A data scientist is preparing to build a predictive model and needs to validate a critical assumption for several linear regression techniques: the normality of the model's residuals. After fitting an initial model, the residuals have been extracted. Which of the following visualization methods is the most precise for graphically assessing whether the residuals conform to a normal distribution?

  • Density plot

  • Quantile-Quantile (Q-Q) plot

  • Histogram with a normal distribution overlay

  • Box and whisker plot

Question 20 of 20

While exploring a 2-dimensional dataset that contains two spatial clusters-one very dense and one much sparser-a data scientist tries to find a single (eps, minPts) setting in DBSCAN that will correctly identify both clusters. Every time she preserves the dense cluster, the sparse cluster is either merged into it or labeled as noise, and whenever she isolates the sparse cluster, the dense cluster fragments. Which underlying property of DBSCAN most directly causes this limitation?

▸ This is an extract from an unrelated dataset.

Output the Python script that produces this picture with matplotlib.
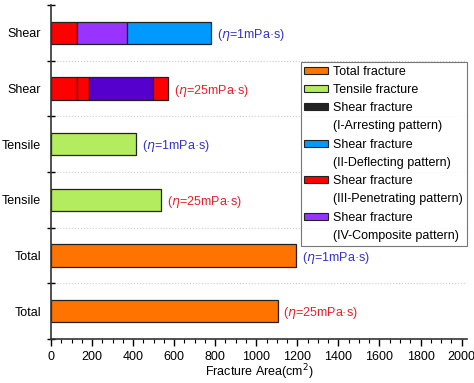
import matplotlib.pyplot as plt
from matplotlib.patches import Patch
from matplotlib.ticker import MultipleLocator

plt.rcParams['font.family'] = ['Liberation Sans', 'DejaVu Sans']

row_labels = ['Shear', 'Shear', 'Tensile', 'Tensile', 'Total', 'Total']
viscosity = ['1', '25', '1', '25', '1', '25']

# stacked segments for the shear rows (left to right)
shear1_segments = [125, 243, 412]
shear1_colors = ['#ff0000', '#9933ff', '#0099ff']
shear25_segments = [128, 55, 313, 76]
shear25_colors = ['#ff0000', '#ff0000', '#5500cc', '#ff0000']

tensile_values = [413, 537]
total_values = [1194, 1104]

# legend: second lines get an empty handle so the swatch sits on the first line
legend_labels = ['Total fracture', 'Tensile fracture',
                 'Shear fracture', '(I-Arresting pattern)',
                 'Shear fracture', '(II-Deflecting pattern)',
                 'Shear fracture', '(III-Penetrating pattern)',
                 'Shear fracture', '(IV-Composite pattern)']
legend_colors = ['#ff7300', '#b3ec5e', '#222222', None, '#0099ff', None,
                 '#ff0000', None, '#9933ff', None]

fig = plt.figure(figsize=(4.74, 3.83), dpi=100)
ax = fig.add_axes([0.1076, 0.115, 0.877, 0.872])

h = 0.4
ypos = [5, 4, 3, 2, 1, 0]

left = 0
for w, c in zip(shear1_segments, shear1_colors):
    ax.barh(ypos[0], w, left=left, height=h, color=c, edgecolor='#222222', linewidth=0.9)
    left += w
ends = [left]

left = 0
for w, c in zip(shear25_segments, shear25_colors):
    ax.barh(ypos[1], w, left=left, height=h, color=c, edgecolor='#222222', linewidth=0.9)
    left += w
ends.append(left)

for i, v in enumerate(tensile_values):
    ax.barh(ypos[2 + i], v, height=h, color='#b3ec5e', edgecolor='#222222', linewidth=0.9)
    ends.append(v)
for i, v in enumerate(total_values):
    ax.barh(ypos[4 + i], v, height=h, color='#ff7300', edgecolor='#222222', linewidth=0.9)
    ends.append(v)

for y, e, vis in zip(ypos, ends, viscosity):
    col = '#3333cc' if vis == '1' else '#e8202a'
    ax.text(e + 28, y - 0.04, r'($\mathit{\eta}$=' + vis + 'mPa·s)', color=col,
            fontsize=9, va='center', ha='left')

ax.set_ylim(-0.5, 5.5)
ax.set_xlim(0, 2025)
ax.set_yticks(ypos)
ax.set_yticklabels(row_labels, fontsize=9)
ax.set_yticks([-0.5, 0.5, 1.5, 2.5, 3.5, 4.5, 5.5], minor=True)
ax.tick_params(axis='y', which='major', length=0, pad=7)
ax.tick_params(axis='y', which='minor', direction='inout', length=6, width=1)
ax.xaxis.set_major_locator(MultipleLocator(200))
ax.xaxis.set_minor_locator(MultipleLocator(50))
ax.tick_params(axis='x', which='major', direction='out', length=5, width=1, labelsize=9)
ax.tick_params(axis='x', which='minor', direction='out', length=3, width=0.8)

for yb in [0.5, 1.5, 2.5, 3.5, 4.5]:
    ax.axhline(yb, color='#cccccc', linestyle=':', linewidth=0.8, zorder=0)

ax.spines['top'].set_visible(False)
ax.spines['right'].set_visible(False)
ax.spines['left'].set_linewidth(1.2)
ax.spines['bottom'].set_linewidth(1.2)
ax.spines['left'].set_color('#333333')
ax.spines['bottom'].set_color('#333333')

ax.set_xlabel('Fracture Area(cm$^2$)', fontsize=9, labelpad=0)

handles = []
for c in legend_colors:
    if c is None:
        handles.append(Patch(facecolor='none', edgecolor='none'))
    else:
        handles.append(Patch(facecolor=c, edgecolor='#222222', linewidth=0.8))
leg = ax.legend(handles, legend_labels, loc='upper right', bbox_to_anchor=(1.0, 0.83),
                fontsize=9, frameon=True, fancybox=False, edgecolor='#555555',
                handlelength=1.9, handleheight=0.5, handletextpad=0.4,
                labelspacing=0.5, borderpad=0.3, borderaxespad=0.0)
leg.get_frame().set_linewidth(0.8)

fig.savefig('out.png', dpi=100)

  • DBSCAN requires the user to specify the exact number of clusters beforehand; supplying the wrong number causes clusters to fragment or merge.

  • DBSCAN assigns points to clusters by minimizing within-cluster sum of squared errors (SSE), which biases it toward clusters of uniform density.

  • DBSCAN relies on a single global density threshold (eps) that applies to every point, so it cannot accommodate clusters with markedly different densities.

  • DBSCAN assumes that all features are statistically independent and identically distributed, so clusters of varying density violate this assumption.